If the administrative hearing doesn’t go your way, you can appeal to a state or federal court. Courts generally require you to exhaust all agency-level remedies first, and they typically give deference to the agency’s factual findings. The reviewing court asks whether the agency’s decision was supported by substantial evidence and whether it was arbitrary or an abuse of discretion. Winning on appeal is harder than winning at the hearing stage, which is why the administrative hearing is the point where your case matters most. Keep a complete and accurate record of everything from the original inspection forward, because the court will rely on that record rather than hearing new evidence.
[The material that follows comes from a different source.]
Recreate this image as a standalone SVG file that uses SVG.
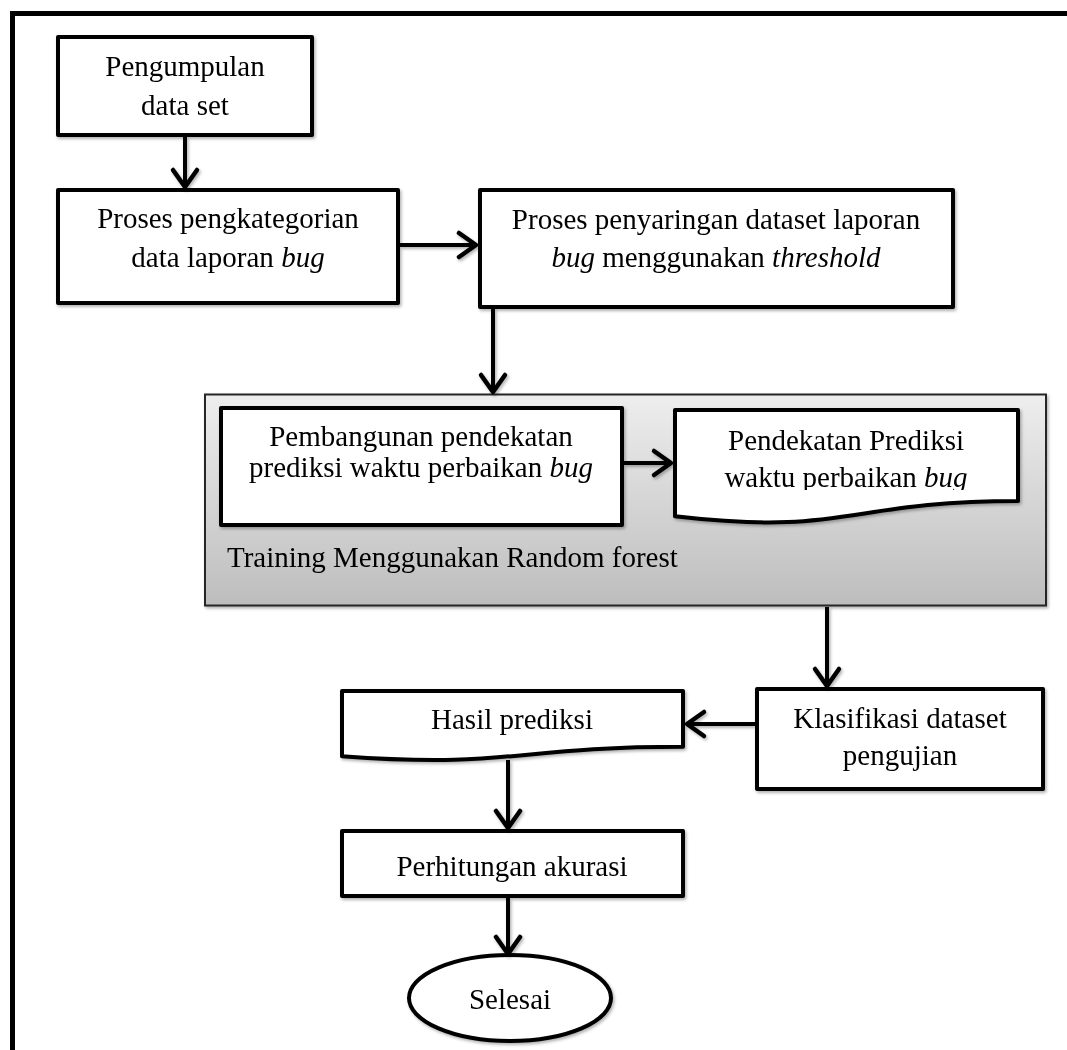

Whistleblower Protections for Employees

Employees who cooperate with inspectors, report unsafe conditions, or file complaints are protected from retaliation under federal law. Section 11(c) of the OSH Act prohibits employers from discharging or discriminating against any employee who has filed a complaint, participated in a proceeding, or exercised any right under the Act.16U.S. Department of Labor. Occupational Safety and Health Act Section 11(c) Retaliation includes firing, demotion, reduced hours, reassignment to less desirable work, intimidation, and even threatening to report an employee to immigration authorities.17U.S. Department of Labor. Retaliation – Know Your Rights

An employee who believes they’ve been retaliated against has 30 days to file a complaint with the Secretary of Labor, who must investigate and respond within 90 days.16U.S. Department of Labor. Occupational Safety and Health Act Section 11(c) If the investigation confirms retaliation, the government can file a federal lawsuit seeking reinstatement, back pay, and other relief. For business owners, the practical takeaway is straightforward: never discipline or reassign an employee for talking to an inspector. Whatever short-term frustration it causes, the legal exposure from retaliation dwarfs the cost of the underlying violation.